• Work to complete: Beginning with the first line, set down every line through the one containing "ax = fig.add_axes([185", exactly as it appears, but not the pictures.

(Entries with chart source code)
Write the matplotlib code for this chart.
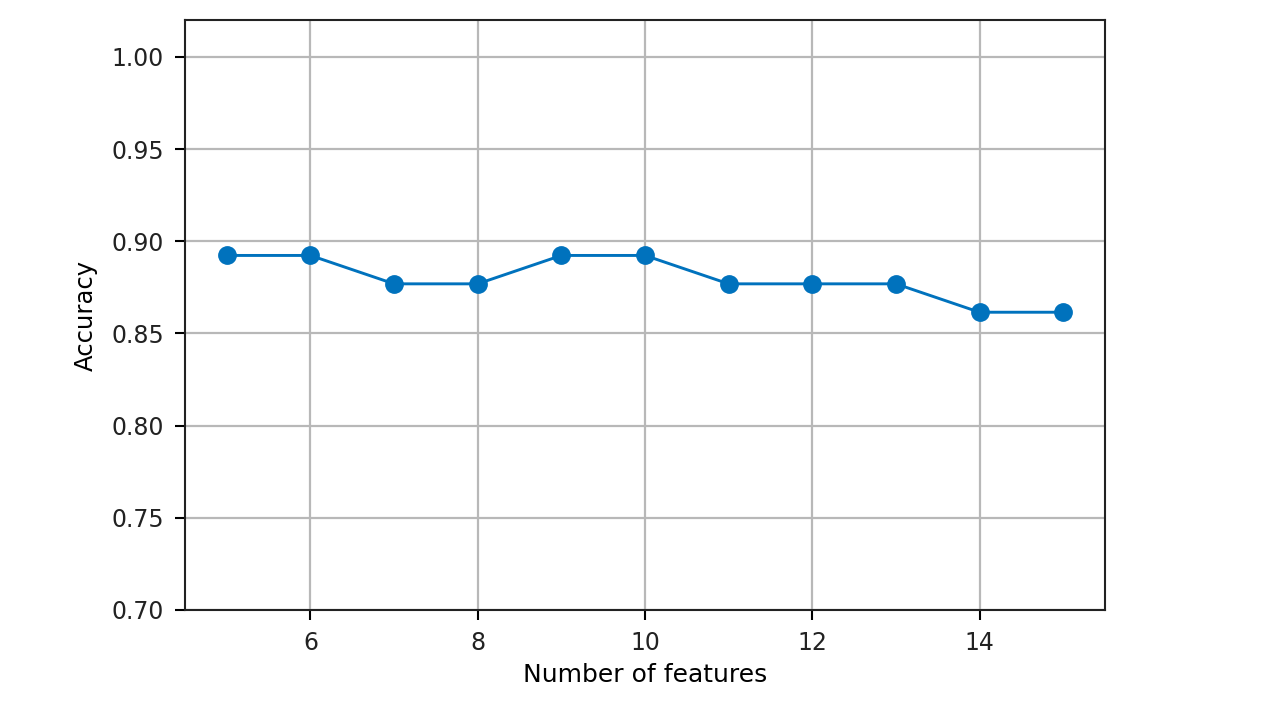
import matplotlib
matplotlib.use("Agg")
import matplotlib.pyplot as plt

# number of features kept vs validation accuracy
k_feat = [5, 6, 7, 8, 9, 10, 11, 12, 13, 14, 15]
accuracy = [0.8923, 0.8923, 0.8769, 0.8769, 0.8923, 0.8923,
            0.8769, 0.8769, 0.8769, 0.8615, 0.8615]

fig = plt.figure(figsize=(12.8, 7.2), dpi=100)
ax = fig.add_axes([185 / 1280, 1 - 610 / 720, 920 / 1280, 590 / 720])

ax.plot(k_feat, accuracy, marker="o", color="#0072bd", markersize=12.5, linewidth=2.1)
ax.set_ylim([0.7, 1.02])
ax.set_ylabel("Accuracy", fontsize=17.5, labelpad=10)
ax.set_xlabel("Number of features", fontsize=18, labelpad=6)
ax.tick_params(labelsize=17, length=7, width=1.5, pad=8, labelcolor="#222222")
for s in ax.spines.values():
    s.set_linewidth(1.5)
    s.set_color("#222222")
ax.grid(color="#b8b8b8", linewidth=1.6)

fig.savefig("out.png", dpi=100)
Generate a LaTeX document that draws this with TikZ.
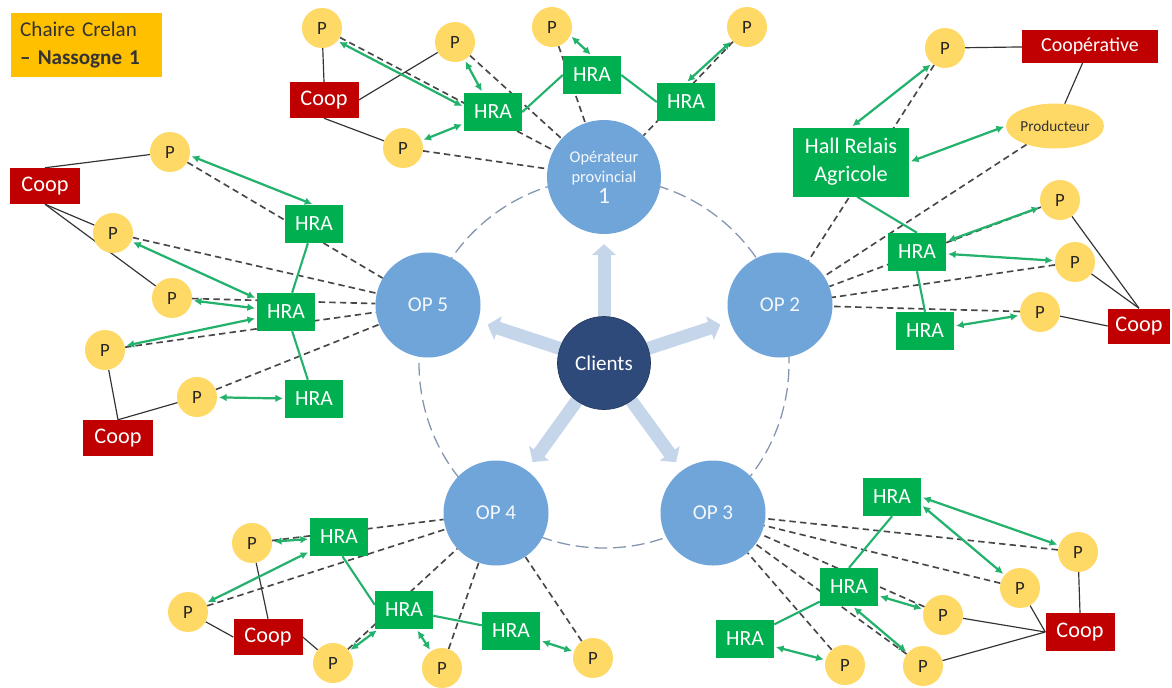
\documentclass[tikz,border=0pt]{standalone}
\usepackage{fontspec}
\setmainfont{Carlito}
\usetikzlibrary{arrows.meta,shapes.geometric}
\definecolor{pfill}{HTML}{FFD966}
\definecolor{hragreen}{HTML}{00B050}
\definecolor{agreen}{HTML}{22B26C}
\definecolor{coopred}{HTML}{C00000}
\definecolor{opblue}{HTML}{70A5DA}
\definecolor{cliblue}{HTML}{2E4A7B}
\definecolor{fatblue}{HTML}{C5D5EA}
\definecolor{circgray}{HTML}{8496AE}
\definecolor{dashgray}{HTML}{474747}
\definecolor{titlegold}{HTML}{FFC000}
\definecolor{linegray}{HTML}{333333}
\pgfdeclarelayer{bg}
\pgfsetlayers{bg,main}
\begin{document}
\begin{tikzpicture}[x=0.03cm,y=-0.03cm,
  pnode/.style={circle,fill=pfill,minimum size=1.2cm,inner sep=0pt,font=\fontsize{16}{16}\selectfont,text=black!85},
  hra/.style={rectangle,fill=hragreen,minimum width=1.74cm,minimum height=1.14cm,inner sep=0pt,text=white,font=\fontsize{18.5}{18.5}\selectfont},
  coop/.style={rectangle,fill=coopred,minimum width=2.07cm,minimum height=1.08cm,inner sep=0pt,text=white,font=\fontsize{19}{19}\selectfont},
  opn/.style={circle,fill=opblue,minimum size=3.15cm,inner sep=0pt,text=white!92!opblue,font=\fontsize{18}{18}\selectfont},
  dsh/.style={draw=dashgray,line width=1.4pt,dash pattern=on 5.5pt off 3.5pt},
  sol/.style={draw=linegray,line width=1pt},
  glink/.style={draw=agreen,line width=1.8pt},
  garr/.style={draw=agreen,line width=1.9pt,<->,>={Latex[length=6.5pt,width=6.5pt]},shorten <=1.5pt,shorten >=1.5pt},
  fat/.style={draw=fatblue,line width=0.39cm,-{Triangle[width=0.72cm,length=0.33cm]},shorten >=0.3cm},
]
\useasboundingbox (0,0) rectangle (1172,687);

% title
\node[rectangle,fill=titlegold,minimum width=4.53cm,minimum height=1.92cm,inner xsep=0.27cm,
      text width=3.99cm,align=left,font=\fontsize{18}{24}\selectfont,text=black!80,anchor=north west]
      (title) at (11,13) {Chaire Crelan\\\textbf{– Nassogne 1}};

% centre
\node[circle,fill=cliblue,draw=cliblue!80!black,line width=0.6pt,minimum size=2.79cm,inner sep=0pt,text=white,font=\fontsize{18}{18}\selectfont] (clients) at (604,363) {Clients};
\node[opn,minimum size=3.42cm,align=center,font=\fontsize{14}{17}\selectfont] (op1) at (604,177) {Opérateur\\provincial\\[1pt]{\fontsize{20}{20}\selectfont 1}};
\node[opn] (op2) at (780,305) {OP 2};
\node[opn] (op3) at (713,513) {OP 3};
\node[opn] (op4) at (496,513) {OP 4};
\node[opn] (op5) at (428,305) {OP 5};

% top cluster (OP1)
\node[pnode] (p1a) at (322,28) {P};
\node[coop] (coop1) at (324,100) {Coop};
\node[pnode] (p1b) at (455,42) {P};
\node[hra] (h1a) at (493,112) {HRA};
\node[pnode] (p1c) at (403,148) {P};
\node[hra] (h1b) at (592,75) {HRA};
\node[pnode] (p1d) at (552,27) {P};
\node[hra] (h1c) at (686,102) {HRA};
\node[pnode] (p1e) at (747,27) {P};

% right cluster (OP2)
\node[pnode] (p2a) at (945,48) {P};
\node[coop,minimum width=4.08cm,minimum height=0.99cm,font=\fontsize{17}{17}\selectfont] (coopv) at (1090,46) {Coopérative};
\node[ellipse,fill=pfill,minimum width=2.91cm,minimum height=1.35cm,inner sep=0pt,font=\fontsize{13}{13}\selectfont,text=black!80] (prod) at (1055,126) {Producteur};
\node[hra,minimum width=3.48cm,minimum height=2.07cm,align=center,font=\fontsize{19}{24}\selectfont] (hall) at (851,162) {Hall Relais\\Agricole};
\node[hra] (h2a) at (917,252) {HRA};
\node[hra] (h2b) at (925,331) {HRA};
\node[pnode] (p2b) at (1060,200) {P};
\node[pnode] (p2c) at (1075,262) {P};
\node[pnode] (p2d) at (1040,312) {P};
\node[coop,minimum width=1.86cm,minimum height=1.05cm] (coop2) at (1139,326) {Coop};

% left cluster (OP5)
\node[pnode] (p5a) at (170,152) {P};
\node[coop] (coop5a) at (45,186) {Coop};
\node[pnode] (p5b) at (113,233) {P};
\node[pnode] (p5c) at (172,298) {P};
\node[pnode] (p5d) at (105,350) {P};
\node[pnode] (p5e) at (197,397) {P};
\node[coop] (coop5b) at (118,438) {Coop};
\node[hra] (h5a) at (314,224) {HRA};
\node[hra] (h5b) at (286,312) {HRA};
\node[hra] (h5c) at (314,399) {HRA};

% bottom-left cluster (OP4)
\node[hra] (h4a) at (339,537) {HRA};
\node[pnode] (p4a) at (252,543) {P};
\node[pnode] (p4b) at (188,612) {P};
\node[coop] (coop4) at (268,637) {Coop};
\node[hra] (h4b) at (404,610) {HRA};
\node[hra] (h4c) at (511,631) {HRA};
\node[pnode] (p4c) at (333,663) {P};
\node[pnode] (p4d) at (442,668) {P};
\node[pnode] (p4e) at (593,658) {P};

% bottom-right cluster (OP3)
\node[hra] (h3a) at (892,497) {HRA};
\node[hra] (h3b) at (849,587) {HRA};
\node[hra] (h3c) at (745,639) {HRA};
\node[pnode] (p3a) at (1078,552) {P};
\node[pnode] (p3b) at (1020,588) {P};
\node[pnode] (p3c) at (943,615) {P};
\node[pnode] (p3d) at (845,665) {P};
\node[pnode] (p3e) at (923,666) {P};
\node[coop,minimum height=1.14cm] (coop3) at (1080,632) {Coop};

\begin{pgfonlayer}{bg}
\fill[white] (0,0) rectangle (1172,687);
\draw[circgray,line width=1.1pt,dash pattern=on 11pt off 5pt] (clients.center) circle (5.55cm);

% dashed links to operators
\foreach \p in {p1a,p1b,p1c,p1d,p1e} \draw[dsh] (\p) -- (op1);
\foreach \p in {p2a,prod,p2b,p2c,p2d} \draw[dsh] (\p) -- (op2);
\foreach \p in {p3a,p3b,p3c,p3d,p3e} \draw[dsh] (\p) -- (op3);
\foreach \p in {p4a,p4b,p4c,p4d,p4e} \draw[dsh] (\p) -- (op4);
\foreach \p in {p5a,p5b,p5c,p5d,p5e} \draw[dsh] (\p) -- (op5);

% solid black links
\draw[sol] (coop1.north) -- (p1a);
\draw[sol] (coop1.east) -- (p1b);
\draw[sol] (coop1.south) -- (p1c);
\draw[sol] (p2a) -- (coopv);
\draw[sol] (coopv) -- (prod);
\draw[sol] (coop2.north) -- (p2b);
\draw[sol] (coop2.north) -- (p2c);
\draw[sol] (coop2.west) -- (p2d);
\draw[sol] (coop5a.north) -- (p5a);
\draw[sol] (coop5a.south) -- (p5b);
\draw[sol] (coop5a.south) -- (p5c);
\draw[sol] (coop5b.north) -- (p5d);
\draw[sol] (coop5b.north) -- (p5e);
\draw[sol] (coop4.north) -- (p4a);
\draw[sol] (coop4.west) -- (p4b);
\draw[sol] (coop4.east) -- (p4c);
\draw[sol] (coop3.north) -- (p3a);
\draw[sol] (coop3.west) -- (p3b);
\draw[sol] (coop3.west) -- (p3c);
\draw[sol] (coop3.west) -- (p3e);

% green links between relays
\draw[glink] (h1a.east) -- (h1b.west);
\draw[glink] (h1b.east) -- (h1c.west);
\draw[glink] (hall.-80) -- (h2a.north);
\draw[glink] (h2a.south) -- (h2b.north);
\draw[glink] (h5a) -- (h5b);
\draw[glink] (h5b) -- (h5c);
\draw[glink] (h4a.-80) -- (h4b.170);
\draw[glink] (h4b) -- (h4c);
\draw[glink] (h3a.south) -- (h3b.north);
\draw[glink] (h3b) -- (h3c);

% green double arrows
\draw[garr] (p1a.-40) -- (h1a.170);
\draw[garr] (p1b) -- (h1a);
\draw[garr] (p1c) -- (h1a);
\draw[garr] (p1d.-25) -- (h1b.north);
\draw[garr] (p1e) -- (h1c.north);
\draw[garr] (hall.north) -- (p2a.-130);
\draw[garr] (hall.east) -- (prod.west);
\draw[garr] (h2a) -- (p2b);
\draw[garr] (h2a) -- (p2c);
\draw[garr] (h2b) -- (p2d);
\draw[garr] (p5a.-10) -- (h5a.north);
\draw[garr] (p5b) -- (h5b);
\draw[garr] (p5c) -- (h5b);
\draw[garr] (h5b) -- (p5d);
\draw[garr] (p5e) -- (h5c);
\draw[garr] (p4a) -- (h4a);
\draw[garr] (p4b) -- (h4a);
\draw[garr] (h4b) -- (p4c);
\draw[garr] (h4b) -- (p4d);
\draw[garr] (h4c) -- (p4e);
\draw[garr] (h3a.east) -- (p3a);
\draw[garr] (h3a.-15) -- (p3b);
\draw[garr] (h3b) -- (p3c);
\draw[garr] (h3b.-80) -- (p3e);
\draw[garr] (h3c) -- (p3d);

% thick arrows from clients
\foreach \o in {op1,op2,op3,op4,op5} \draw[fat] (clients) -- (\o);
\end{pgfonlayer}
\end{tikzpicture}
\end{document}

• Written solution:
Write the matplotlib code for this chart.
import matplotlib
matplotlib.use("Agg")
import matplotlib.pyplot as plt

# number of features kept vs validation accuracy
k_feat = [5, 6, 7, 8, 9, 10, 11, 12, 13, 14, 15]
accuracy = [0.8923, 0.8923, 0.8769, 0.8769, 0.8923, 0.8923,
            0.8769, 0.8769, 0.8769, 0.8615, 0.8615]

fig = plt.figure(figsize=(12.8, 7.2), dpi=100)
ax = fig.add_axes([185 / 1280, 1 - 610 / 720, 920 / 1280, 590 / 720])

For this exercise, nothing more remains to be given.